The Cultural Impact Of Linguistic Excess
We see this same pattern in other areas of life. We build "McMansions" that are too big to live in comfortably and write laws that are too long for any one person to read. There’s a certain arrogance in the "super-long" term. It says, "I am so precise and so complex that I require all of this space." But true precision is usually found in brevity. Think about the most important moments in history. They weren't defined by forty-syllable constructions. They were defined by simple, direct language.
When we teach children that "pneumonoultramicroscopicsilicovolcanoconiosis" is the peak of our language, we’re teaching them that complexity equals value. We’re encouraging them to look for the "cheat codes" of intelligence rather than the hard work of clarity. It’s much harder to write a short, perfect sentence than it is to string together a bunch of Greek and Latin roots to describe a lung condition. We should be celebrating the "curt," the "pithy," and the "sharp." Instead, we’re enamored with the bloated.
The reality is that language is a democratic process. We decide what words stay and what words go by using them. If we collectively stop using a word, it dies, no matter how many letters it has. The long-form terms are like the dinosaurs of the dictionary. They’re impressive to look at in a museum, but they couldn't survive in the modern ecosystem. They’re too slow, too heavy, and they require too much energy to sustain. The words that survive are the ones that can adapt, the ones that can be turned into slang, the ones that can be shouted across a crowded room.

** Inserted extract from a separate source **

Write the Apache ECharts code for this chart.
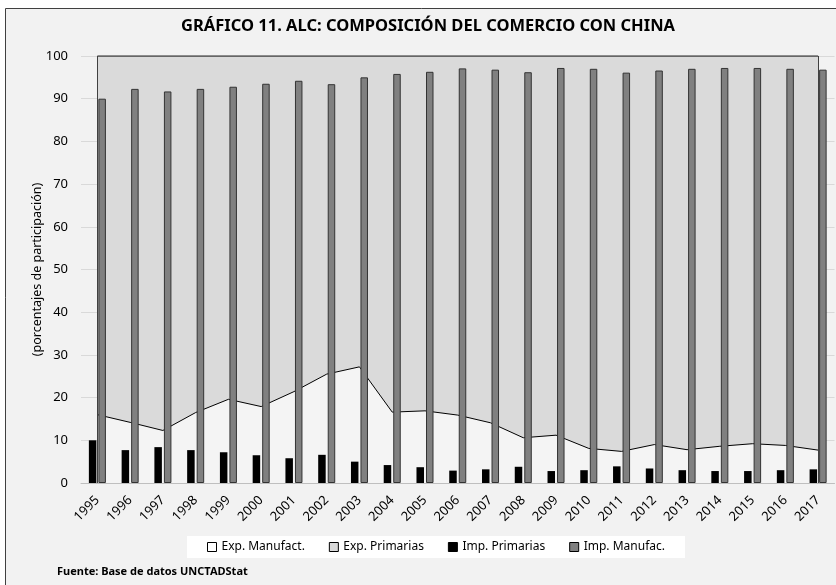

I’ve spent time in rooms with lexicographers where they debate the inclusion of a single three-letter acronym. Those debates are far more intense than any discussion about the long-form titans. Why? Because the three-letter acronym actually matters. It’s going to be used by millions of people. It’s going to change the way we think about a technology or a social movement. The "longest" terms don't change anything. They’re just statistical outliers that we use to fill space on a slow news day.
You don't need a hundred letters to express a profound truth. You don't even need twenty. The next time someone tries to impress you with a rhythmic, multi-syllabic beast of a term, ask them what it actually does. Ask them how it helps us understand each other better. Usually, the answer is that it doesn't. It’s just noise. It’s just a way of taking up space in a world that already has too much clutter. We should be looking for the words that bridge the gaps between us, not the ones that create a wall of consonants and vowels.
The pursuit of the extreme tells us more about our own psychology than it does about the English language. We’re a species that loves to categorize, to rank, and to conquer. We want there to be a ceiling so we can say we’ve reached it. But language is an open sky. There is no ceiling. There is no final boss at the end of the dictionary. There is only the infinite potential of human expression, a system where the rules are made up and the points don't matter, as long as someone else understands what you’re trying to say.
The true "longest" word isn't a fixed string of letters at all; it’s the sum total of every conversation we’ve ever had, a single, unbroken chain of human connection that began in a cave and will continue until the last of us stops speaking. That is a record worth keeping. Everything else is just a distraction, a shiny object designed to make us feel like we’ve mastered something that is, by its very nature, unmasterable. We should stop looking for the end of the book and start paying more attention to the stories we’re writing right now.
You've been searching for a record that doesn't exist because the English language refuses to be a finished product.